Potential Obstacles to Use BIM in Architectural Design
Kiviniemi, A & Fischer, M 2009 'Potential Obstacles to Use BIM in Architectural Design', in: Shen, G & Brandon, P S & Baldwin, A (eds.), Collaborative Construction Information Management, Spon Press, Oxon, UK, pp.36-54.
The Architectural, Engineering and Construction (AEC) practices are facing a radical change because of the emerging use of Building Information Models (BIM) instead of traditional CAD and 2D drafting. The change is starting to affect the work of architects faster than other disciplines, mainly because architects must produce the basic model before the engineers and other construction professionals can efficiently use BIM.
However, there are still also serious concerns, even scepticism, among architects about the usability of BIM as a creative design tool and about the effects the change may have in the professional practice and role of the architects in the new processes.
This article discusses briefly some dimensions of the problem; why is it difficult for many architects to move from drafting to 3D modelling although buildings are 3dimensional objects and spatial relations have paramount importance in architectural experience? Could it be that the background of architects’ unwillingness to change their work process is what Heidegger calls “readiness-to-hand” and what Merleau-Ponty calls “intentional arc”; our learned dispositions toespond to the situations instead of rule based rational thinking?
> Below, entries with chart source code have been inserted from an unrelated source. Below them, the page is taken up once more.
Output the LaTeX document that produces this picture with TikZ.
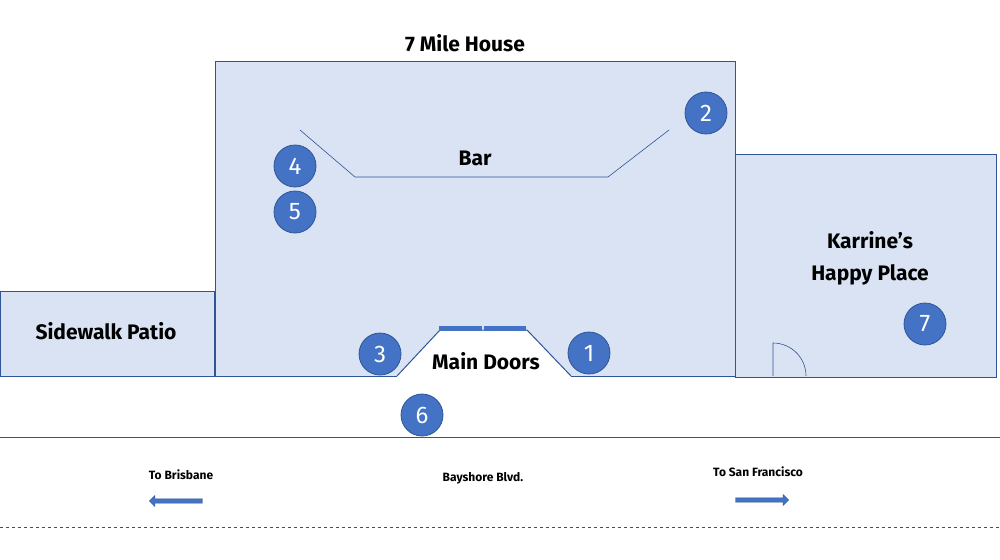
\documentclass[tikz,border=0pt]{standalone}
\usepackage{fontspec}
\setmainfont{Fira Sans}
\usetikzlibrary{shapes.arrows}
\definecolor{roomfill}{HTML}{DAE3F3}
\definecolor{edge}{HTML}{2F5597}
\definecolor{dotblue}{HTML}{4472C4}
\tikzset{
 room/.style={fill=roomfill,draw=edge,line width=1pt},
 num/.style={circle,fill=dotblue,draw=edge,line width=0.8pt,minimum size=42pt,inner sep=0pt,text=white,font=\fontsize{24}{24}\selectfont},
 big/.style={font=\fontsize{21}{32}\selectfont\bfseries},
 small/.style={font=\fontsize{12}{12}\selectfont\bfseries},
 blockarrow/.style={single arrow,fill=dotblue,draw=edge,line width=0.4pt,minimum height=53pt,minimum width=11pt,single arrow head extend=2pt,inner sep=1pt}
}
\begin{document}
\begin{tikzpicture}[x=1pt,y=-1pt]
\useasboundingbox (0,0) rectangle (1000,559);
\fill[white] (0,0) rectangle (1000,559);
\draw[room] (0,291) rectangle (214,376);
\fill[roomfill] (215,62) rectangle (735,376);
\draw[edge,line width=1pt] (397,376) -- (215,376) -- (215,62) -- (735,62) -- (735,376) -- (571,376);
\draw[room] (735,154) rectangle (996,377);
\draw[edge,line width=1pt,fill=white] (397,376) -- (440,330) -- (527,330) -- (571,376);
\fill[dotblue] (439,326) rectangle (482,331);
\fill[dotblue] (484,326) rectangle (526,331);
\draw[edge,line width=0.6pt] (300,130) -- (355,177) -- (608,177) -- (669,130);
\draw[edge,line width=0.6pt] (773,376) -- (773,343) arc[start angle=-90,end angle=0,radius=33];
\draw[edge,line width=1pt] (0,437) -- (1000,437);
\draw[black!70,dashed,line width=0.6pt] (0,527) -- (1000,527);
\node[big] (title) at (465,43) {7 Mile House};
\node[big] (bar) at (475,158) {Bar};
\node[big,align=center] (karrine) at (870,258) {Karrine’s\\Happy Place};
\node[big] (patio) at (106,331) {Sidewalk Patio};
\node[big] (doors) at (486,361) {Main Doors};
\node[num] (n2) at (706,113) {2};
\node[num] (n4) at (295,166) {4};
\node[num] (n5) at (295,212) {5};
\node[num] (n3) at (380,354) {3};
\node[num] (n1) at (589,353) {1};
\node[num] (n6) at (422,415) {6};
\node[num] (n7) at (925,324) {7};
\node[small] (bris) at (181,475) {To Brisbane};
\node[small] (bay) at (483,478) {Bayshore Blvd.};
\node[small] (sf) at (758,472) {To San Francisco};
\node[blockarrow,shape border rotate=180] (la) at (177,501) {};
\node[blockarrow] (ra) at (761,500) {};
\end{tikzpicture}
\end{document}
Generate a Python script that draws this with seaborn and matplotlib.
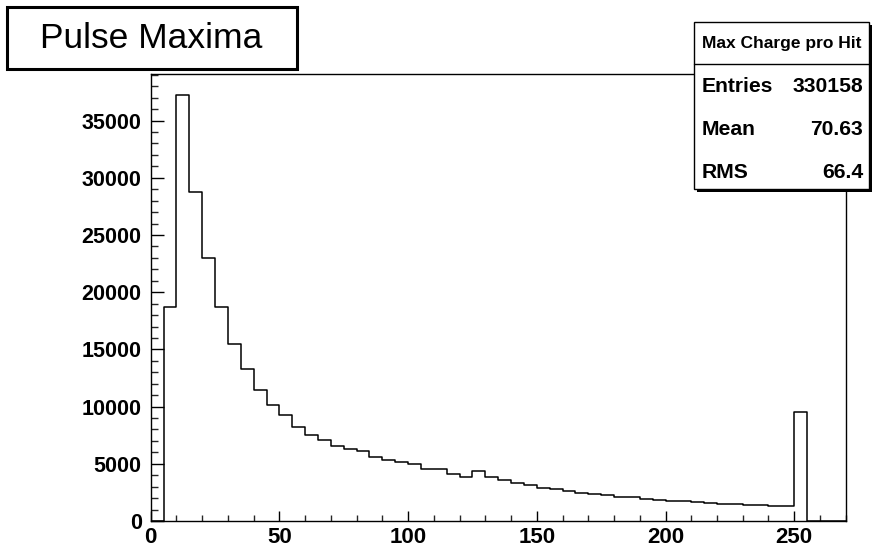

The approach to the topic is mostly practical, the article discusses the issues from the view point of building design using a mixture of literature review and phenomenological thinking; reflecting literature findings to the changes in the AEC industry, and also to the first author’s own professional background as an architect. The hypothesis is that architectural design process is not a rule-based rational system, but a complex mixture of intuition, skills, experience and personal and cultural values, and that this situation has significant impact in adopting new design tools and practices.